N.Ireland casts shadow over first Johnson-Biden meeting

British Prime Minister Boris Johnson on Thursday played down reported tensions with US President Joe Biden over the impact of Brexit on the fragile peace in Northern Ireland, after the pair met for their first face-to-face talks on the eve of the G7 summit.

The pair were all smiles as they posed for the media before 90 minutes of closed-door discussions, overshadowed by claims Biden had ordered a rebuke to London amid its row with the European Union over new trading arrangements in Northern Ireland.

According to The Times, Washington’s most senior diplomat in London, Yael Lempert, told Brexit Minister David Frost the UK government was “‘inflaming tensions in Ireland and Europe with its opposition to checks at ports in the province”.

US national security advisor Jake Sullivan insisted the president — a proud Irish-American with distant family still in Ireland — would not make “threats or ultimatums” to Johnson.

But he said Biden was “rock solid” in the belief that the 1998 Good Friday Agreement that ended three decades of violence over British rule in Northern Ireland must be protected.

Adding to the pressure on Johnson, EU leaders said they would also bring up the row when they meet the British leader on Saturday, as member state Ireland said it welcomed US support.

Johnson denied that Biden raised alarm over Northern Ireland and insisted there was “absolutely common ground” on all sides in upholding the landmark peace accord.

“I’m optimistic we can do that,” he told reporters in Carbis Bay, Cornwall.

– Peace process –

The meeting came at the start of Biden’s first foreign tour as president that takes in NATO, the EU and talks with Russia’s Vladimir Putin, and was billed as a chance for the old allies to help shape the post-pandemic world.

Biden and Johnson agreed a modern version of the 1941 charter signed by their predecessors Winston Churchill and Franklin D. Roosevelt that determined the new world order after World War II.

Biden called the meeting “very productive” and echoed Johnson’s commitment to supporting the peace process in Northern Ireland, without elaborating.

“We affirmed the special relationship — it’s not said lightly — the special relationship between our people,” he added.

New trading arrangements for Northern Ireland introduced in January after the UK left the European single market and customs union, nearly four years after the divisive Brexit vote, have caused tensions with the EU — and alarm in Washington.

Under a new protocol, checks are supposed to be carried out on deliveries heading into Northern Ireland from mainland Britain, to prevent unchecked goods going into the single market via neighbouring EU member Ireland.

But pro-British unionist communities say the new rules have driven a wedge between the province and the rest of the UK, increasing the likelihood of reunification with Ireland.

London suspended checks earlier this year because of threats to port staff, and the protocol has been blamed for the worst violence in years in the British-run province. 

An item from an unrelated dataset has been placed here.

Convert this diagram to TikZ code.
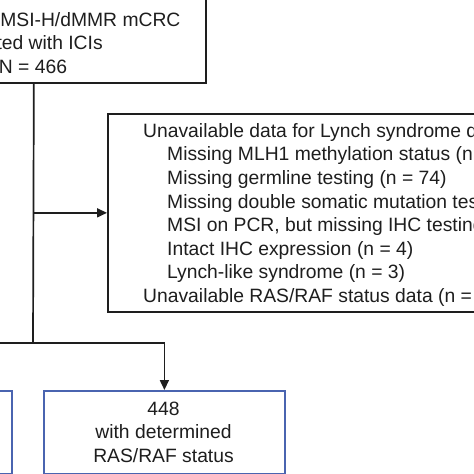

Talks to resolve the simmering feud broke up in London without agreement Wednesday, with Europe threatening retaliatory action, including tariffs, if the new trading arrangements are not implemented.

– Vaccine diplomacy? –

Biden on Wednesday night outlined the need for global collaboration to rebuild after Covid-19 and reset diplomatic ties after the isolationism of the Trump era, declaring: “The United States is back!”

On Thursday, he confirmed US plans to donate 500 million Covid vaccine doses for 92 poorer countries as a “historic step” to boost the collective fight-back against the global pandemic.

“This is about our responsibility, our humanitarian obligation, to save as many lives as we can,” he said.

Other G7 countries — hosts Britain, Canada, France, Germany, Italy and Japan — will follow suit, and outline a way to ending the pandemic, he added.

But as Russia and China also engage in so-called “vaccine diplomacy” and campaigners press for a level playing field on global vaccine distribution, a senior US official denied the US was seeking any quid pro quo.

“This is the right thing to do, it’s the smart thing to do, and it is tangible proof that it is going to be the world’s democracies who ultimately deliver when it comes to beating the Covid-19 pandemic,” he said.

In Paris, President Emmanuel Macron called on pharma groups producing vaccines against Covid-19 to donate 10 percent of their production to poor nations.

He also urged fellow G7 leaders to back a goal of getting 60 percent of Africans vaccinated by the end of March next year — a figure more ambitious than the international Covax jab scheme — as the WHO warned of a huge shortfall in doses.